This grant will support the development of the theoretical framework for the design and control of colloidal membranes. Colloidal membranes are made of filamentous viruses and held together by osmotic forces from polymers in solution. Like cell membranes, colloidal membranes self-assemble; in other words, these membranes form spontaneously from a solution of just the right concentration of rod-like viruses and polymers. Although colloidal membranes resist bending like a solid plate, they also flow like a liquid. Unlike an orange peel, a colloidal membrane shaped like a spherical cap can conform to a flat surface without tearing because the material can redistribute by flowing. Likewise, holes can heal because the material flows. Self-assembly and the ability to easily reconfigure make colloidal membranes attractive for developing artificial micron-scale materials with life-like properties. The focus of this grant is to mathematically model the shape-changing processes using tools from applied mathematics, mechanical engineering, and physics. This grant will support the scientific training of undergraduate and graduate students. The investigators will mentor undergraduates from historically underrepresented groups in engineering and physical science through the Leadership Alliance Summer Research Early Identification Program. Soft matter topics related to this work will be integrated into undergraduate and graduate courses in engineering and physics. Graduate students will receive training in presentation and communication skills, and develop YouTube videos explaining soft matter topics to the general public.

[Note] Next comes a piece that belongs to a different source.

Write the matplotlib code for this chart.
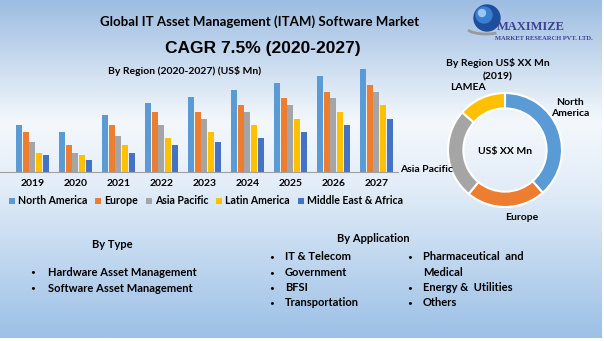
import numpy as np
import matplotlib
matplotlib.use("Agg")
import matplotlib.pyplot as plt
from matplotlib.colors import LinearSegmentedColormap
from matplotlib.patches import Circle, Arc

years = ["2019", "2020", "2021", "2022", "2023", "2024", "2025", "2026", "2027"]
regions = ["North America", "Europe", "Asia Pacific", "Latin America", "Middle East & Africa"]
north_america = [140, 121, 171, 208, 227, 247, 269, 289, 309]
europe = [121, 81, 140, 182, 182, 202, 222, 242, 262]
asia_pacific = [89, 58, 109, 140, 160, 182, 202, 222, 242]
latin_america = [58, 50, 81, 101, 121, 140, 160, 182, 202]
middle_east_africa = [50, 35, 58, 81, 89, 101, 121, 140, 160]
bar_colors = ["#5b9bd5", "#ed7d31", "#a5a5a5", "#ffc000", "#4472c4"]

donut_labels = ["North America", "Europe", "Asia Pacific", "LAMEA"]
donut_share = [38.5, 22.5, 25.5, 13.5]
donut_colors = ["#5b9bd5", "#ed7d31", "#a5a5a5", "#ffc000"]

by_type = ["Hardware Asset Management", "Software Asset Management"]
by_app_col1 = ["IT & Telecom", "Government", "BFSI", "Transportation"]
by_app_col2 = ["Pharmaceutical  and", "Medical", "Energy &  Utilities", "Others"]

W, H = 604, 341
plt.rcParams['font.family'] = ['Lato', 'DejaVu Sans']


def px(x, y):
    return x / W, 1 - y / H


def main():
    fig = plt.figure(figsize=(W / 100, H / 100), dpi=100)

    # background gradient
    bg = fig.add_axes([0, 3 / H, 1 - 2 / W, 1 - 3 / H])
    cmap = LinearSegmentedColormap.from_list(
        "bg", [(0, "#9dbde2"), (0.36, "#f4f8fc"), (0.55, "#e3edf8"), (1, "#9cc0e6")])
    grad = np.linspace(0, 1, 256).reshape(-1, 1)
    bg.imshow(grad, aspect="auto", cmap=cmap, extent=[0, 1, 0, 1])
    bg.axis("off")

    # bar chart
    ax_h = 113
    ax = fig.add_axes([0, 169 / H, 398 / W, ax_h / H])
    series = [north_america, europe, asia_pacific, latin_america, middle_east_africa]
    x = np.arange(len(years))
    for i, vals in enumerate(series):
        ax.bar(x + (i - 2) * 0.155, vals, width=0.14, color=bar_colors[i], label=regions[i])
    ax.set_xlim(-0.75, 8.5)
    ax.set_ylim(0, 340)
    ax.set_xticks(x)
    ax.set_xticklabels(years, fontsize=7.5, fontweight="bold")
    ax.tick_params(axis="x", length=0, pad=5)
    ax.set_yticks([])
    for s in ["top", "right", "left"]:
        ax.spines[s].set_visible(False)
    ax.spines["bottom"].set_color("#a0a0a0")
    ax.patch.set_alpha(0)
    ax.legend(loc="center", bbox_to_anchor=(206 / 398, -(201 - 172) / ax_h),
              ncol=5, frameon=False, handlelength=0.55, handleheight=0.55,
              handletextpad=0.3, columnspacing=0.75, borderaxespad=0, borderpad=0,
              prop={"weight": "bold", "size": 7.6})

    # titles
    fig.text(*px(260, 22), "Global IT Asset Management (ITAM) Software Market",
             ha="center", va="center", fontsize=9.5, fontweight="bold")
    fig.text(*px(263, 48), "CAGR 7.5% (2020-2027)", ha="center", va="center",
             fontsize=12.5, fontweight="bold", family="Liberation Sans")
    fig.text(*px(185, 71), "By Region (2020-2027) (US$ Mn)", ha="center", va="center",
             fontsize=7.5, fontweight="bold")

    # donut
    r = 57
    pax = fig.add_axes([(505 - r) / W, (H - 150 - r) / H, 2 * r / W, 2 * r / H])
    pax.pie(donut_share, colors=donut_colors, startangle=90, counterclock=False,
            radius=1, wedgeprops=dict(width=0.27, edgecolor="white", linewidth=1.5))
    pax.set_xlim(-1, 1)
    pax.set_ylim(-1, 1)
    pax.axis("off")
    fig.text(*px(498, 63), "By Region US$ XX Mn", ha="center", va="center",
             fontsize=7.5, fontweight="bold")
    fig.text(*px(498, 77), "(2019)", ha="center", va="center", fontsize=7.5, fontweight="bold")
    fig.text(*px(505, 151), "US$ XX Mn", ha="center", va="center", fontsize=7.5, fontweight="bold")
    fig.text(*px(468, 87), "LAMEA", ha="center", va="center", fontsize=7.5, fontweight="bold")
    fig.text(*px(570, 108), "North\nAmerica", ha="center", va="center", fontsize=7.5,
             fontweight="bold", linespacing=1.15)
    fig.text(*px(427, 170), "Asia Pacific", ha="center", va="center", fontsize=7.5,
             fontweight="bold")
    fig.text(*px(522, 217), "Europe", ha="center", va="center", fontsize=7.5, fontweight="bold")

    # logo
    lax = fig.add_axes([460 / W, (H - 40) / H, 45 / W, 40 / H])
    lax.set_xlim(0, 45)
    lax.set_ylim(0, 40)
    lax.set_aspect("equal")
    lax.add_patch(Arc((26, 13), 40, 14, theta1=190, theta2=330, color="#9a9a9a", lw=2))
    lax.add_patch(Circle((27, 22), 13, color="#1d4f9c"))
    lax.add_patch(Circle((24, 25), 8, color="#3b7fd0"))
    lax.add_patch(Circle((22, 27), 3.5, color="#9cc8f0"))
    lax.axis("off")
    fig.text(*px(497, 27), "MAXIMIZE", ha="left", va="center", fontsize=9,
             fontweight="bold", family="Liberation Serif", color="#3d4290")
    fig.text(*px(495, 38), "MARKET RESEARCH PVT. LTD.", ha="left", va="center", fontsize=4.7,
             fontweight="bold", family="Liberation Serif", color="#3d4290")

    # segment lists
    fig.text(*px(112, 245), "By Type", ha="center", va="center", fontsize=8, fontweight="bold")
    for i, t in enumerate(by_type):
        fig.text(*px(33, 272 + 16 * i), "•", ha="center", va="center", fontsize=6)
        fig.text(*px(48, 272 + 16 * i), t, ha="left", va="center", fontsize=8, fontweight="bold")
    fig.text(*px(373, 238), "By Application", ha="center", va="center", fontsize=8,
             fontweight="bold")
    for i, t in enumerate(by_app_col1):
        fig.text(*px(272, 257 + 15.3 * i), "•", ha="center", va="center", fontsize=6)
        fig.text(*px(285, 257 + 15.3 * i), t, ha="left", va="center", fontsize=8,
                 fontweight="bold")
    for i, t in enumerate(by_app_col2):
        if t != "Medical":
            fig.text(*px(410, 257 + 15.3 * i), "•", ha="center", va="center", fontsize=6)
        fig.text(*px(423, 257 + 15.3 * i), t, ha="left", va="center", fontsize=8,
                 fontweight="bold")

    fig.savefig("out.png", dpi=100)


if __name__ == '__main__':
    main()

The specific goal of this research is to apply continuum mechanics techniques to the study of colloidal membranes composed of mixtures of long and short rods in the presence of polymers which hold the rods together via the depletion force. Previous efforts have focused on flat membranes or membrane ribbons composed of a single kind of rod. Membranes consisting of a mixture of rods typically display a rich variety of complex three-dimensional shapes, and the emerging evidence is that many of these shapes are neither minimal surfaces nor constant mean curvature shapes. The shapes can be tuned by controlling experimental conditions such as polymer depletant concentration, and the theory the team will develop will quantitatively determine how shape depends on experimental conditions. The particular aims are to (1) determine how the Gaussian curvature modulus depends on the concentration of short rods as well as the concentration of depleting polymers, (2) determine the conditions that lead to tilting of the constituent rods of the membrane away from the normal to the mid-surface in the bulk of the membrane, and (3) develop a Monte Carlo technique that incorporates the rod degrees of freedom together with the shape degrees of freedom.
This award reflects NSF's statutory mission and has been deemed worthy of support through evaluation using the Foundation's intellectual merit and broader impacts review criteria.